* **Written request**:
The required output is the block of lines from the line with "Give me the Plotly source for this chart." to the line with "line=dict(color=colors[3], width=5)))", endpoints included and pictures omitted.
--- START ---
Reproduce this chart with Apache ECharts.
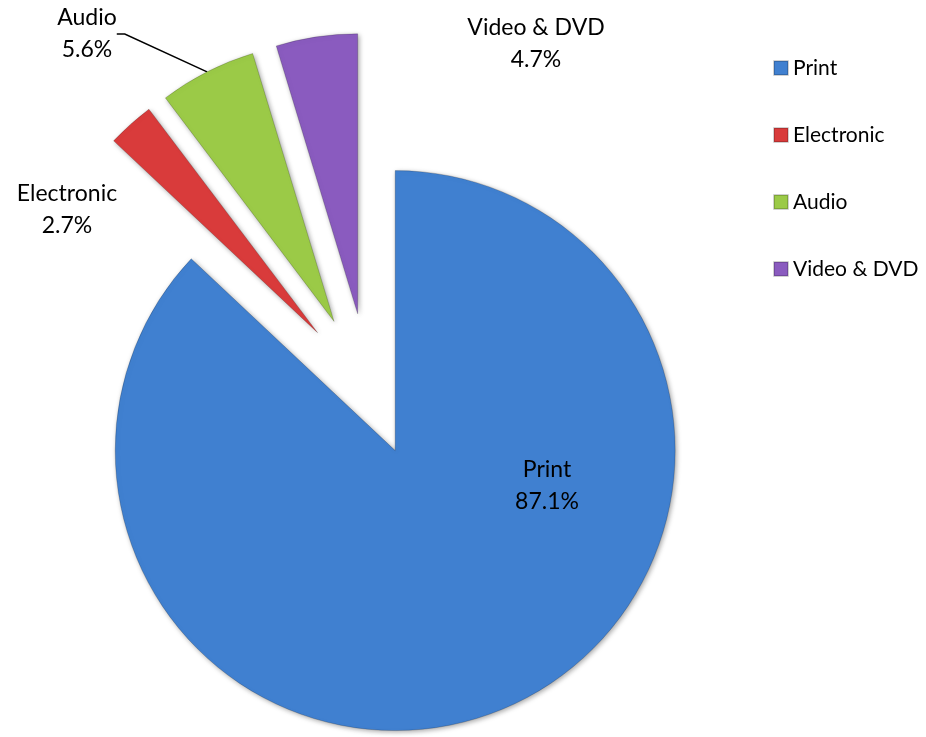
<!DOCTYPE html>
<html><head><meta charset="utf-8">
<script src="https://cdn.jsdelivr.net/npm/echarts@6/dist/echarts.min.js"></script>
<style>html,body{margin:0;padding:0;background:#fff}#c{width:926px;height:737px}</style>
</head><body><div id="c"></div><script>
// ---- data ----
const categories = ['Print', 'Electronic', 'Audio', 'Video & DVD'];
const shares = [87.1, 2.7, 5.6, 4.7];
const colors = ['#4080d0', '#d93b3b', '#9bca47', '#8a5bbf'];

// ---- layout / style ----
const CENTER = [369, 390];
const RADIUS = 280;
const explode = [66, 77, 77, 77];
const labelPos = [[547, 486], [67, 210], [87, 34], [536, 44]];
const FONT = 'Lato, "Open Sans", sans-serif';

const total = shares.reduce(function (a, b) { return a + b; }, 0);

function sliceSeries(k) {
  // mid-angle of slice k, clockwise from 12 o'clock
  let before = 0;
  for (let j = 0; j < k; j++) before += shares[j];
  const mid = (before + shares[k] / 2) / total * 2 * Math.PI;
  const cx = CENTER[0] + explode[k] * Math.sin(mid);
  const cy = CENTER[1] - explode[k] * Math.cos(mid);
  return {
    type: 'pie',
    center: [cx, cy],
    radius: RADIUS,
    startAngle: 90,
    clockwise: true,
    avoidLabelOverlap: false,
    emphasis: { disabled: true },
    animation: false,
    label: {
      show: true,
      formatter: '{b}\n{c}%',
      fontFamily: FONT,
      fontSize: 23,
      lineHeight: 32,
      color: '#000',
      align: 'center'
    },
    labelLayout: function (p) {
      if (p.dataIndex !== k) return {};
      const pos = labelPos[k];
      return { x: pos[0], y: pos[1], align: 'center', verticalAlign: 'middle' };
    },
    data: categories.map(function (name, i) {
      if (i === k) {
        return {
          name: name,
          value: shares[i],
          itemStyle: {
            color: colors[i],
            borderColor: 'rgba(0,0,0,0.18)',
            borderWidth: 1,
            shadowBlur: 5,
            shadowOffsetX: 1.5,
            shadowOffsetY: 1.5,
            shadowColor: 'rgba(0,0,0,0.35)'
          },
          labelLine: {
            show: i === 2,
            length: 12,
            length2: 8,
            lineStyle: { color: '#000', width: 1.5 }
          }
        };
      }
      return {
        name: '\u200b' + k + '_' + i,
        value: shares[i],
        itemStyle: { color: 'rgba(0,0,0,0)' },
        label: { show: false },
        labelLine: { show: false }
      };
    })
  };
}

const chart = echarts.init(document.getElementById('c'), null, { renderer: 'canvas' });
chart.setOption({
  backgroundColor: '#fff',
  animation: false,
  legend: {
    orient: 'vertical',
    left: 773,
    top: 55,
    padding: 0,
    data: categories,
    icon: 'rect',
    itemWidth: 14,
    itemHeight: 14,
    itemGap: 41,
    itemTextGap: 6,
    selectedMode: false,
    textStyle: { fontFamily: FONT, fontSize: 21, color: '#000', lineHeight: 26 }
  },
  series: categories.map(function (_, k) { return sliceSeries(k); })
});
</script></body></html>
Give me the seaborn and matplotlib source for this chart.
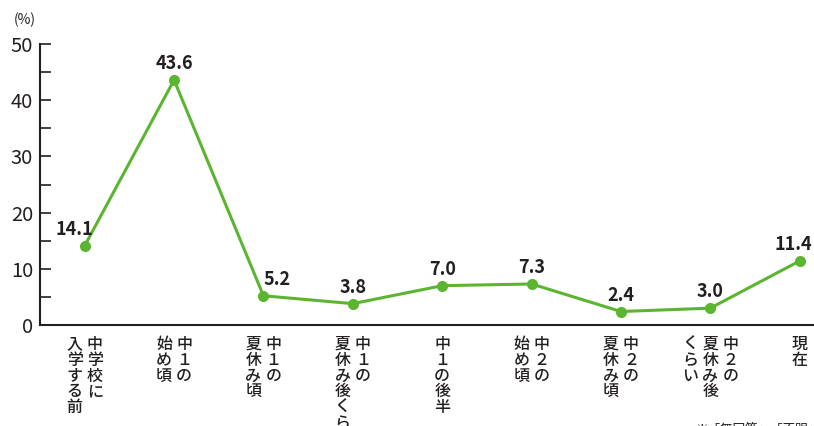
import matplotlib
matplotlib.use("Agg")
import matplotlib.pyplot as plt
from matplotlib.ticker import MultipleLocator
import seaborn as sns
import pandas as pd

# 各時期のラベル(縦書き、列は右から左へ)
periods = [
    ["中学校に", "入学する前"],
    ["中１の", "始め頃"],
    ["中１の", "夏休み頃"],
    ["中１の", "夏休み後くらい"],
    ["中１の後半"],
    ["中２の", "始め頃"],
    ["中２の", "夏休み頃"],
    ["中２の", "夏休み後", "くらい"],
    ["現在"],
]
values = [14.1, 43.6, 5.2, 3.8, 7.0, 7.3, 2.4, 3.0, 11.4]
value_label_dx = [-10, 0, 14, 0, 0, 0, 0, 0, -6]  # 数値ラベルの横ずらし(px)
y_ticks = [0, 10, 20, 30, 40, 50]

sns.set_theme(style="white")
plt.rcParams["font.family"] = ["Noto Sans CJK JP", "DejaVu Sans"]

green = "#5cb531"
ink = "#231f20"

df = pd.DataFrame({"pos": range(len(values)), "value": values})

fig = plt.figure(figsize=(8.14, 4.26), dpi=100)
ax = fig.add_axes([40 / 814, 1 - 325 / 426, 774 / 814, 281 / 426])

sns.lineplot(data=df, x="pos", y="value", ax=ax, color=green, linewidth=2.2,
             marker="o", markersize=8, markeredgewidth=0, clip_on=False)

ax.set_xlim(-0.5, 8.16)
ax.set_ylim(0, 50)
ax.set_yticks(y_ticks)
ax.set_yticklabels([str(t) for t in y_ticks])
ax.yaxis.set_minor_locator(MultipleLocator(5))
ax.tick_params(axis="y", which="both", direction="in", length=8, width=1.2,
               color=ink, labelsize=14.5, labelcolor=ink, pad=5, left=True)
ax.set_xticks([])
ax.set_xlabel("")
ax.set_ylabel("")

for side in ("top", "right"):
    ax.spines[side].set_visible(False)
for side in ("left", "bottom"):
    ax.spines[side].set_color(ink)
    ax.spines[side].set_linewidth(1.5)

# 数値ラベル
for i, (v, dx) in enumerate(zip(values, value_label_dx)):
    ax.annotate(f"{v:.1f}", xy=(i, v), xytext=(dx * 0.72, 5), textcoords="offset points",
                ha="center", va="bottom", fontsize=13, fontweight="bold", color=ink)

# 縦書きの時期ラベル
col_step = 20  # px
for i, cols in enumerate(periods):
    n = len(cols)
    for k, col in enumerate(cols):
        off_px = ((n - 1) / 2 - k) * col_step
        ax.annotate("\n".join(col), xy=(i, 0), xycoords=("data", "axes fraction"),
                    xytext=(off_px * 0.72, -8), textcoords="offset points",
                    ha="center", va="top", fontsize=11.5, fontweight="medium", color=ink,
                    linespacing=0.9, annotation_clip=False)

fig.text(25 / 814, 1 - 20 / 426, "(%)", ha="center", va="center", fontsize=10, color=ink)
fig.text(695 / 814, 1 - 429 / 426, "※「無回答」「不明」は省略", ha="left", va="center",
         fontsize=9, color=ink)

fig.savefig("out.png", dpi=100)
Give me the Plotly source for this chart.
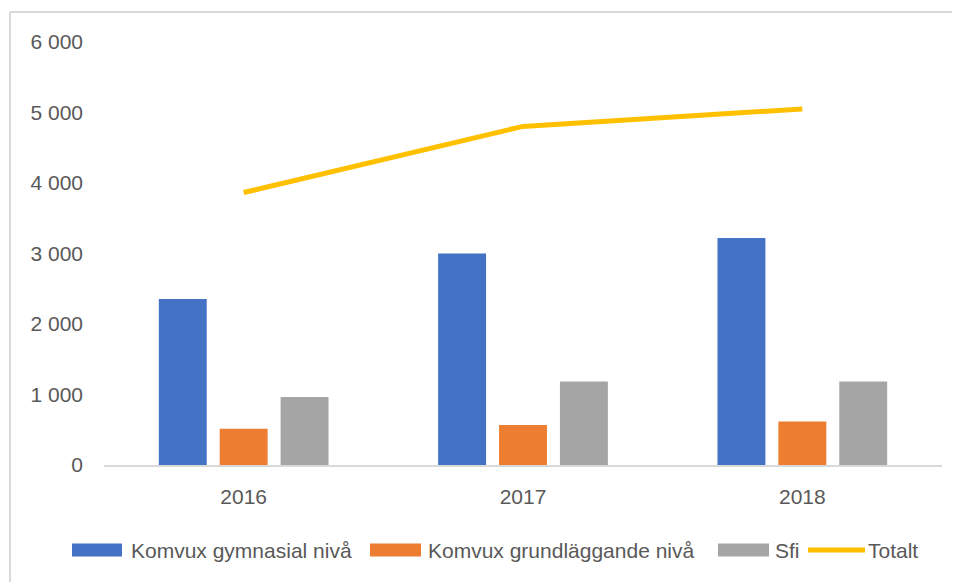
import plotly.graph_objects as go

years = ["2016", "2017", "2018"]
gymnasial = [2355, 3000, 3220]
grundlaggande = [515, 567, 618]
sfi = [965, 1186, 1186]
totalt = [3865, 4803, 5050]

names = ["Komvux gymnasial nivå", "Komvux grundläggande nivå", "Sfi", "Totalt"]
colors = ["#4472C4", "#ED7D31", "#A5A5A5", "#FFC000"]
font_family = "Liberation Sans, Arial, sans-serif"
text_color = "#595959"

# page offset of the figure inside the html body
OFF = 8
W, H = 960 - OFF, 582 - OFF
L, R, T, B = 104 - OFF, 18, 42 - OFF, 117
pw, ph = W - L - R, H - T - B


def px(x):  # page pixel x -> paper
    return (x - OFF - L) / pw


def py(y):  # page pixel y -> paper
    return (H - B - (y - OFF)) / ph


fig = go.Figure()
for name, vals, col in zip(names[:3], [gymnasial, grundlaggande, sfi], colors[:3]):
    fig.add_trace(go.Bar(x=years, y=vals, name=name, marker_color=col,
                         marker_line_width=0))
fig.add_trace(go.Scatter(x=years, y=totalt, name=names[3], mode="lines",
                         line=dict(color=colors[3], width=5)))

# Excel-style legend drawn below the plot
legend_swatch_x = [(72, 122), (370, 421), (718, 769), (808, 865)]
legend_text_x = [130, 427, 774, 867]
shapes = [
    dict(type="line", xref="paper", yref="paper",
         x0=px(10), x1=px(10), y0=py(12), y1=py(600),
         line=dict(color="#D9D9D9", width=2)),
    dict(type="line", xref="paper", yref="paper",
         x0=px(10), x1=px(970), y0=py(12), y1=py(12),
         line=dict(color="#D9D9D9", width=2)),
]
annotations = []
LY = 550
for i, (name, col) in enumerate(zip(names, colors)):
    x0, x1 = legend_swatch_x[i]
    if i < 3:
        shapes.append(dict(type="rect", xref="paper", yref="paper",
                           x0=px(x0), x1=px(x1), y0=py(LY + 6.5), y1=py(LY - 6.5),
                           fillcolor=col, line=dict(width=0)))
    else:
        shapes.append(dict(type="line", xref="paper", yref="paper",
                           x0=px(x0), x1=px(x1), y0=py(LY), y1=py(LY),
                           line=dict(color=col, width=5)))
    annotations.append(dict(text=name, xref="paper", yref="paper",
                            x=px(legend_text_x[i]), y=py(LY), xanchor="left",
                            yanchor="middle", showarrow=False, xshift=-1,
                            font=dict(size=21, color=text_color)))

fig.update_layout(
    width=W, height=H,
    margin=dict(l=L, r=R, t=T, b=B),
    paper_bgcolor="white", plot_bgcolor="white",
    font=dict(family=font_family, size=21, color=text_color),
    separators=", ",
    barmode="group", bargap=0.346, bargroupgap=0.213,
    showlegend=False,
    xaxis=dict(showgrid=False, showline=True, linecolor="#D9D9D9", linewidth=2,
               ticks="", ticklabelstandoff=12, tickfont=dict(size=21, color=text_color)),
    yaxis=dict(range=[0, 6000], dtick=1000, tickformat=",d", showgrid=False,
               zeroline=False, showline=False, ticks="", ticklabelstandoff=20,
               tickfont=dict(size=21, color=text_color)),
    shapes=shapes,
    annotations=annotations,
)

fig.write_html("out.html")
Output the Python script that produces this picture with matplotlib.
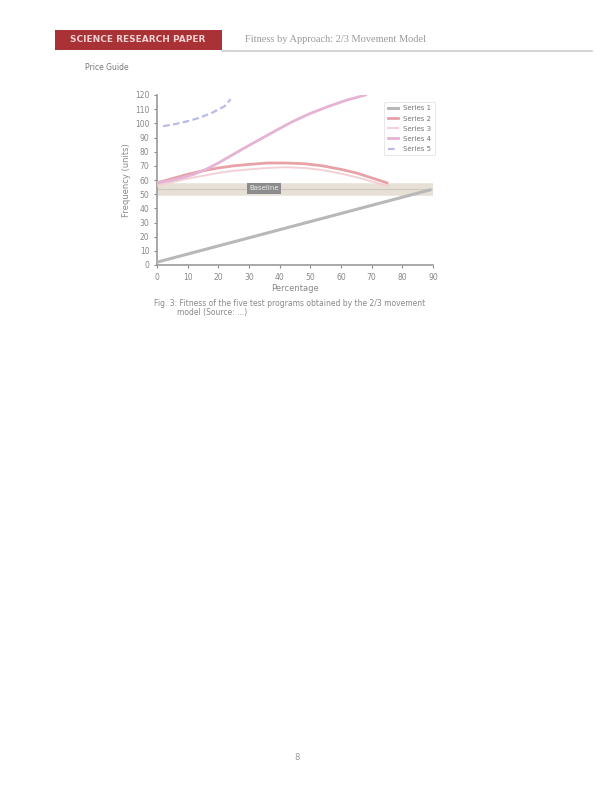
--- END ---
* **Answer to the exercise**:
Give me the Plotly source for this chart.
import plotly.graph_objects as go

years = ["2016", "2017", "2018"]
gymnasial = [2355, 3000, 3220]
grundlaggande = [515, 567, 618]
sfi = [965, 1186, 1186]
totalt = [3865, 4803, 5050]

names = ["Komvux gymnasial nivå", "Komvux grundläggande nivå", "Sfi", "Totalt"]
colors = ["#4472C4", "#ED7D31", "#A5A5A5", "#FFC000"]
font_family = "Liberation Sans, Arial, sans-serif"
text_color = "#595959"

# page offset of the figure inside the html body
OFF = 8
W, H = 960 - OFF, 582 - OFF
L, R, T, B = 104 - OFF, 18, 42 - OFF, 117
pw, ph = W - L - R, H - T - B


def px(x):  # page pixel x -> paper
    return (x - OFF - L) / pw


def py(y):  # page pixel y -> paper
    return (H - B - (y - OFF)) / ph


fig = go.Figure()
for name, vals, col in zip(names[:3], [gymnasial, grundlaggande, sfi], colors[:3]):
    fig.add_trace(go.Bar(x=years, y=vals, name=name, marker_color=col,
                         marker_line_width=0))
fig.add_trace(go.Scatter(x=years, y=totalt, name=names[3], mode="lines",
                         line=dict(color=colors[3], width=5)))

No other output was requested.